Поступил ты на курс Аркадия Иосифовича Кацмана, с ним был Лева Додин. Кстати, я позже выразил благодарность некоторым преподавателям, что они со вниманием отнеслись к моему сыну. «Да нет, это вам спасибо», — возразили они. «Почему?» — удивился я. В глубине души я думал, они скажут, мол, спасибо за то, что у талантливого отца такой сын. Но сказали они совсем другое: «Спасибо за то, что вы не просили за сына. Тогда бы мы его не взяли». Видишь, как дело оборачивается.

Между прочим, «период безделья» — и театрального, и киношного — пошел тебе на пользу. И знаешь почему? Ты не опустил руки, а накапливал все это время жизненный опыт, человеческий. А это и есть самое главное! Ведь неизвестно, что нам пригодится для создания того или иного образа. Когда понимаешь, почем фунт лиха, — и играть становится легче. Тогда игра становится именно такой, какой и должна быть…

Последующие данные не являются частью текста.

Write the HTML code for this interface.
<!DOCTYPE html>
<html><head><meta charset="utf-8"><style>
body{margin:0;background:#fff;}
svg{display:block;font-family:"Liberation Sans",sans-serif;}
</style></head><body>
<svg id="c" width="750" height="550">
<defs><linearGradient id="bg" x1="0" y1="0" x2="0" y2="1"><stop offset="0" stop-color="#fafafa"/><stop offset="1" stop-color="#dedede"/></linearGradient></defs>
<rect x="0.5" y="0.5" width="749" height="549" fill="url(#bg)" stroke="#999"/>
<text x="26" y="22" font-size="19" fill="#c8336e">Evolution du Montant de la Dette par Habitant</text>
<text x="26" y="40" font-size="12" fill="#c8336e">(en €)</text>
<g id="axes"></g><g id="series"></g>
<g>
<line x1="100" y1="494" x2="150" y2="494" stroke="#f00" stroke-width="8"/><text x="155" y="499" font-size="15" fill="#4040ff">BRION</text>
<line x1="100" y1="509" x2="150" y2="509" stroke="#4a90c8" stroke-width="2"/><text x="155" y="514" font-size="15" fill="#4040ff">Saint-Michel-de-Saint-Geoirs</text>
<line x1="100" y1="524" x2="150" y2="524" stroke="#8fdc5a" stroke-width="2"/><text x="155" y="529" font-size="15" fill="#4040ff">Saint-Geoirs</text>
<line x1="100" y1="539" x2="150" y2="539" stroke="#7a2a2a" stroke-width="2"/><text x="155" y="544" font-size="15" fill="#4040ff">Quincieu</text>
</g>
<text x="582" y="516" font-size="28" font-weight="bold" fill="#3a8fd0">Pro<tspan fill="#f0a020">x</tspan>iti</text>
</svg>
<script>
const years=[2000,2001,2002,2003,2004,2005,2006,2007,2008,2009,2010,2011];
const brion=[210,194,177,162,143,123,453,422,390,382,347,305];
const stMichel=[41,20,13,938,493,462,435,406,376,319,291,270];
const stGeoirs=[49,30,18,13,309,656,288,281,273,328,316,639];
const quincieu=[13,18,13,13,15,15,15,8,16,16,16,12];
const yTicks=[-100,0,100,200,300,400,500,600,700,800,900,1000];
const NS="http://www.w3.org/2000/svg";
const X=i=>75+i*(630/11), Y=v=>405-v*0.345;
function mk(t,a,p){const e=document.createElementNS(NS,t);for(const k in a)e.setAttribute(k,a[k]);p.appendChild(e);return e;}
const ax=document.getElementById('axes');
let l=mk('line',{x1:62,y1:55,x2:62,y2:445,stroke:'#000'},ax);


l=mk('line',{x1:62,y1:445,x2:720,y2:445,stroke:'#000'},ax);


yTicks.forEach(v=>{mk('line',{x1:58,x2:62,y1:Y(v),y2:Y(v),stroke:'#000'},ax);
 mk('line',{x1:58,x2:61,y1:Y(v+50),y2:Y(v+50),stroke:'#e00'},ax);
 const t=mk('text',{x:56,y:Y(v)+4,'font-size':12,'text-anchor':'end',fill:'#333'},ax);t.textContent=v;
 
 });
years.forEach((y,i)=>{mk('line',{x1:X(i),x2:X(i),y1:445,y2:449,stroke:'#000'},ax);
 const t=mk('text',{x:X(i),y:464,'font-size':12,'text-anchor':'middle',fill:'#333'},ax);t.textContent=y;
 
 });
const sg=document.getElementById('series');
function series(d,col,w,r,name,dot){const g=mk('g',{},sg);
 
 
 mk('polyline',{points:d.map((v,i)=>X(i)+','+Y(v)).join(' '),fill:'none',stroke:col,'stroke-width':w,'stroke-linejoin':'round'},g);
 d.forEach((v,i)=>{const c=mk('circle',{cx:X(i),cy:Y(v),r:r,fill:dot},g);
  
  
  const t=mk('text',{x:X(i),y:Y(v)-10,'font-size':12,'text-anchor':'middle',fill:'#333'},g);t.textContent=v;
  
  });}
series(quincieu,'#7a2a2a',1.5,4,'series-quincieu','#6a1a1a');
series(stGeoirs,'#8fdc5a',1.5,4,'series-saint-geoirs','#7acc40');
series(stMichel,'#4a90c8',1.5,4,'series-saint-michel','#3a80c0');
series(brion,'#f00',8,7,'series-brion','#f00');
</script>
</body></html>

Кстати, твой курс прославился тем, что поставил «Братьев и сестер» Ф. Абрамова. Федор Александрович Абрамов, как ты помнишь, очень часто приходил к вам на курс, наблюдал за репетициями и дорабатывал вместе с вами инсценировку своего романа. Летом всем курсом вы ездили в деревню Веркола — на родину Абрамова. Вы наблюдали тамошнюю жизнь, изучали, как разговаривают местные жители и т. д. Разумеется, это очень полезные вещи для начинающего артиста. Помнишь, как все вы на курсе по очереди вели творческий дневник? Каждый из вас писал о том, как прошел день. Так вот, Федор Абрамов обратил внимание на то, что ты пишешь очень интересно, и сказал тебе: «Анд- рюха, пиши!» — и подарил одну из своих книг с дарственной надписью. С какой гордостью ты мне об этом рассказывал! Абрамов считал, что из тебя мог бы выйти неплохой писатель. А какие письма ты присылал мне из армии или когда я был на гастролях — в них были такие интересные обороты! Например, ты почему-то использовал фразу «Ну ведь мы же с тобой настоящие мужчины. Не правда ли, па?». Я всегда смеялся над этим «Не правда ли, па?».

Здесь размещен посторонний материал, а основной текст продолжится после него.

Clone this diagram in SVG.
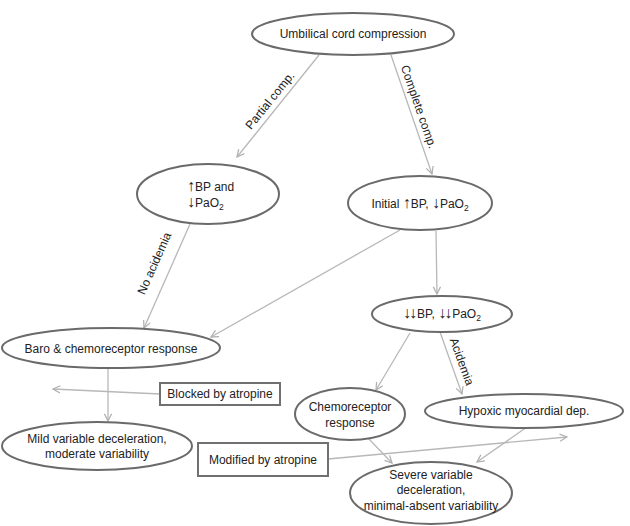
<svg xmlns="http://www.w3.org/2000/svg" width="630" height="526" viewBox="0 0 630 526">
<style>
.n{fill:#fff;stroke:#6a6a6a;stroke-width:2}
.b{fill:#fff;stroke:#707070;stroke-width:2}
.t{font-family:"Liberation Sans",Arial,sans-serif;font-size:12px;fill:#222}
.c{fill:none;stroke:#b8b8b8;stroke-width:1.3;marker-end:url(#a)}
.m{text-anchor:middle}
.s{font-size:8.5px}
.r{font-size:16px}
</style>
<defs>
<marker id="a" viewBox="0 0 10 10" refX="9" refY="5" markerWidth="9" markerHeight="9" orient="auto" markerUnits="userSpaceOnUse">
<path d="M1,1 L9,5 L1,9" fill="none" stroke="#b0b0b0" stroke-width="1.4"/>
</marker>
</defs>
<rect width="630" height="526" fill="#fff"/>
<g id="connectors">
<line class="c" x1="319" y1="55" x2="237" y2="157"/>
<line class="c" x1="391" y1="55" x2="432" y2="174"/>
<line class="c" x1="190" y1="224" x2="144" y2="328"/>
<line class="c" x1="400" y1="230" x2="211" y2="337"/>
<line class="c" x1="436" y1="231" x2="437" y2="294"/>
<line class="c" x1="410" y1="333" x2="376" y2="390"/>
<line class="c" x1="440" y1="332" x2="462" y2="394"/>
<line class="c" x1="108" y1="369" x2="108" y2="421"/>
<line class="c" x1="160" y1="394" x2="53" y2="389"/>
<line class="c" x1="368" y1="438" x2="392" y2="463"/>
<line class="c" x1="527" y1="427" x2="477" y2="462"/>
<line class="c" x1="328" y1="459" x2="567" y2="437"/>
<text class="t" transform="translate(273,103) rotate(-51)" text-anchor="middle">Partial comp.</text>
<text class="t" transform="translate(415,108) rotate(71)" text-anchor="middle">Complete comp.</text>
<text class="t" transform="translate(158,265) rotate(-66)" text-anchor="middle">No acidemia</text>
<text class="t" transform="translate(458,363) rotate(70)" text-anchor="middle">Acidemia</text>
</g>
<g id="n1">
<ellipse class="n" cx="353" cy="34" rx="101" ry="21"/>
<text class="t m" x="353" y="38">Umbilical cord compression</text>
</g>
<g id="n2">
<ellipse class="n" cx="208" cy="194" rx="71" ry="30"/>
<text class="t" x="187" y="191"><tspan class="r">↑</tspan>BP and</text>
<text class="t" x="187" y="207"><tspan class="r">↓</tspan>PaO<tspan class="s" dy="3">2</tspan></text>
</g>
<g id="n3">
<ellipse class="n" cx="420" cy="203" rx="72" ry="27"/>
<text class="t m" x="420" y="208">Initial <tspan class="r">↑</tspan>BP, <tspan class="r">↓</tspan>PaO<tspan class="s" dy="3">2</tspan></text>
</g>
<g id="n4">
<ellipse class="n" cx="442" cy="314" rx="70" ry="18"/>
<text class="t m" x="442" y="318"><tspan class="r" letter-spacing="-2">↓↓</tspan><tspan dx="2">BP, </tspan><tspan class="r" letter-spacing="-2">↓↓</tspan><tspan dx="2">PaO</tspan><tspan class="s" dy="3">2</tspan></text>
</g>
<g id="n5">
<ellipse class="n" cx="111" cy="348" rx="109" ry="20"/>
<text class="t m" x="111" y="353">Baro &amp; chemoreceptor response</text>
</g>
<g id="n6">
<ellipse class="n" cx="350" cy="414" rx="55" ry="26"/>
<text class="t m" x="350" y="411">Chemoreceptor</text>
<text class="t m" x="350" y="427">response</text>
</g>
<g id="n7">
<ellipse class="n" cx="524" cy="411" rx="99" ry="17"/>
<text class="t m" x="524" y="415">Hypoxic myocardial dep.</text>
</g>
<g id="n8">
<ellipse class="n" cx="97" cy="446" rx="95" ry="24"/>
<text class="t m" x="97" y="443">Mild variable deceleration,</text>
<text class="t m" x="97" y="458">moderate variability</text>
</g>
<g id="n9">
<ellipse class="n" cx="431" cy="493" rx="81" ry="31"/>
<text class="t m" x="431" y="479">Severe variable</text>
<text class="t m" x="431" y="494">deceleration,</text>
<text class="t m" x="431" y="510">minimal-absent variability</text>
</g>
<g id="n10">
<rect class="b" x="160" y="383" width="120" height="22"/>
<text class="t m" x="220" y="398">Blocked by atropine</text>
</g>
<g id="n11">
<rect class="b" x="198" y="443" width="130" height="33"/>
<text class="t m" x="263" y="464">Modified by atropine</text>
</g>
</svg>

Ты был по-своему упрямый, воспитанный и образованный. Твоя мама закончила филологический факультет университета. Там, на занятиях, мы и встретились. Она опоздала на лекцию, заглянула в аудиторию, а я ей сказал: «Заходи сюда, садись. Пропусти полстраницы и записывай дальше». Она возмутилась: «С какой это стати вы мной командуете?» — «Делай, что тебе говорят». С тех пор я ее не выпустил… Вот такая у нас была история знакомства. Это романтическое начало тебе очень нравилось, ты говорил: «Правильно, так и надо». Мама для тебя вообще была святым человеком.

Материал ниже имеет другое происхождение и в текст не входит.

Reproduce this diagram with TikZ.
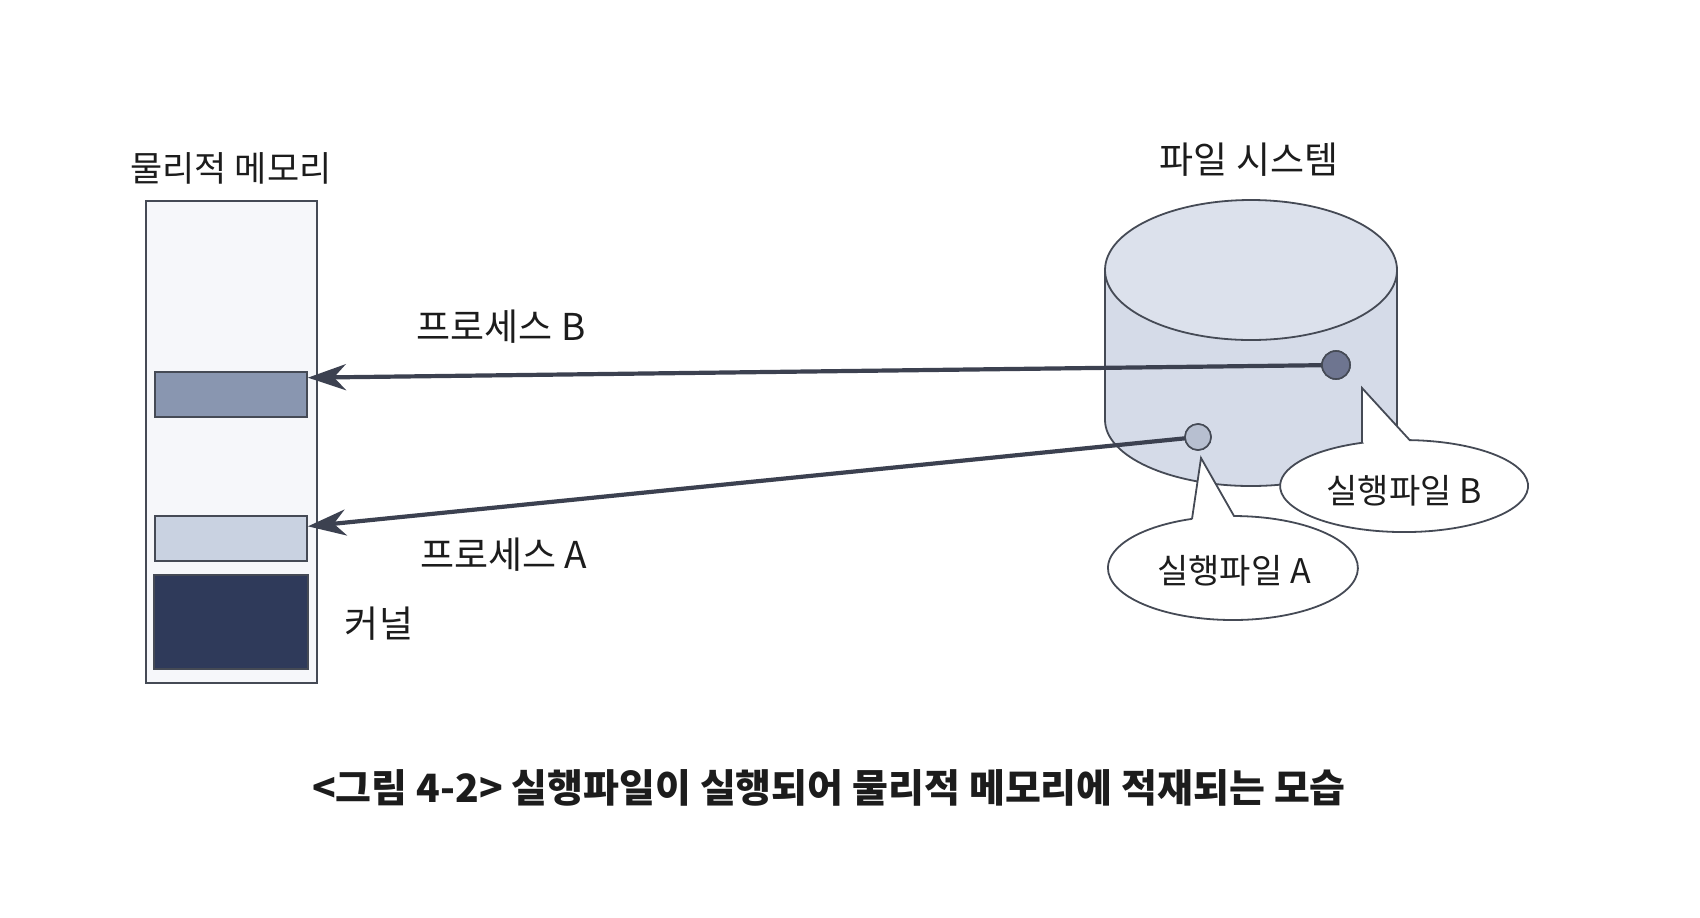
\documentclass[tikz,border=0pt]{standalone}
\usepackage{fontspec}
\newfontfamily\kr{Noto Sans CJK KR}
\usetikzlibrary{arrows.meta,calc}
\definecolor{inkc}{HTML}{1C1C1C}
\definecolor{edgec}{HTML}{454A55}
\definecolor{memfill}{HTML}{F6F7FA}
\definecolor{pbfill}{HTML}{8996B0}
\definecolor{pafill}{HTML}{C9D2E1}
\definecolor{kfill}{HTML}{2F3A5A}
\definecolor{cylfill}{HTML}{D5DBE8}
\definecolor{cyltop}{HTML}{DCE1EC}
\definecolor{dotb}{HTML}{6E7590}
\definecolor{dota}{HTML}{B7BFD0}
\definecolor{arrc}{HTML}{3C4150}
\begin{document}
\begin{tikzpicture}[x=0.5pt,y=-0.5pt,
  lbl/.style={font=\kr\fontsize{17}{20}\selectfont, text=inkc, inner sep=0},
  biglbl/.style={lbl, font=\kr\fontsize{18.5}{22}\selectfont},
  blk/.style={draw=edgec, line width=0.9pt, inner sep=0, minimum width=76pt, minimum height=22.5pt},
  cylline/.style={draw=edgec, line width=0.9pt},
  callout/.style={fill=white, draw=edgec, line width=0.9pt, line join=miter},
  arr/.style={draw=arrc, line width=2.1pt, -{Stealth[length=19pt,width=13pt,inset=6pt]}},
  dotn/.style={circle, draw=edgec, line width=0.8pt, inner sep=0}]
\useasboundingbox (0,0) rectangle (1700,917);
% physical memory
\node[lbl, font=\kr\fontsize{17.5}{20}\selectfont] (memtitle) at (231,168) {물리적 메모리};
\node[draw=edgec, fill=memfill, line width=1pt, inner sep=0, minimum width=85.5pt, minimum height=241pt] (mem) at (231.5,442) {};
\node[blk, fill=pbfill] (procB) at (231,394.5) {};
\node[blk, fill=pafill] (procA) at (231,538.5) {};
\node[blk, fill=kfill, minimum width=77pt, minimum height=47pt] (kernel) at (231,622) {};
\node[biglbl] (kernellbl) at (379,624) {커널};
% file system cylinder
\fill[cylfill] (1105,270) -- (1105,420) arc[start angle=180, end angle=60, x radius=146, y radius=66]
  -- (1397,426) -- (1397,270) arc[start angle=0, end angle=-180, x radius=146, y radius=70] -- cycle;
\fill[cyltop] (1251,270) ellipse [x radius=146, y radius=70];
\draw[cylline] (1251,270) ellipse [x radius=146, y radius=70];
\draw[cylline] (1105,270) -- (1105,420) arc[start angle=180, end angle=60, x radius=146, y radius=66];
\draw[cylline] (1397,270) -- (1397,426.5);
\node[biglbl] (fstitle) at (1249,160) {파일 시스템};
% dots
\node[dotn, fill=dotb, minimum size=14pt] (dotB) at (1336,365) {};
\node[dotn, fill=dota, minimum size=13pt] (dotA) at (1198,437) {};
% arrows
\coordinate (tipB) at ($(procB.north east)!0.14!(procB.south east)$);
\coordinate (tipA) at ($(procA.north east)!0.24!(procA.south east)$);
\draw[arr] (dotB.center) -- (tipB);
\draw[arr] (dotA.center) -- (tipA);
\node[dotn, fill=dotb, minimum size=14pt] at (dotB) {};
\node[dotn, fill=dota, minimum size=13pt] at (dotA) {};
\node[biglbl] (labB) at (501,327) {프로세스 B};
\node[biglbl] (labA) at (504,555) {프로세스 A};
% callouts
\path[callout] (1362,442.7) -- (1362,388) -- (1409.7,440.1)
  arc[start angle=-87.4, end angle=250.2, x radius=124, y radius=46] -- cycle;
\path[callout] (1192,518.9) -- (1201,458) -- (1234,516)
  arc[start angle=-89.5, end angle=250.9, x radius=125, y radius=52] -- cycle;
\node[lbl] (calB) at (1404,491) {실행파일 B};
\node[lbl] (calA) at (1234,571) {실행파일 A};
% caption
\node[font=\kr\bfseries\fontsize{19.5}{23}\selectfont, text=inkc, inner sep=0] (caption) at (829,788)
  {<그림 4-2> 실행파일이 실행되어 물리적 메모리에 적재되는 모습};
\end{tikzpicture}
\end{document}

Ты родился в 1957 году, через год после того, как мы встретились с Кирой Васильевной. Брак у нас с ней поначалу был гражданским — в тот момент я еще не успел развестись. Я был женат, у меня была маленькая дочка Галя. Но в той семье меня поставили перед выбором: либо семья, либо театр. Я сильно удивился. Разве можно ставить вопрос так категорично? Теща не понимала, как это можно быть артистом, — это же так несерьезно. И я принял единственное решение — попросил собрать в мой чемодан самое необходимое.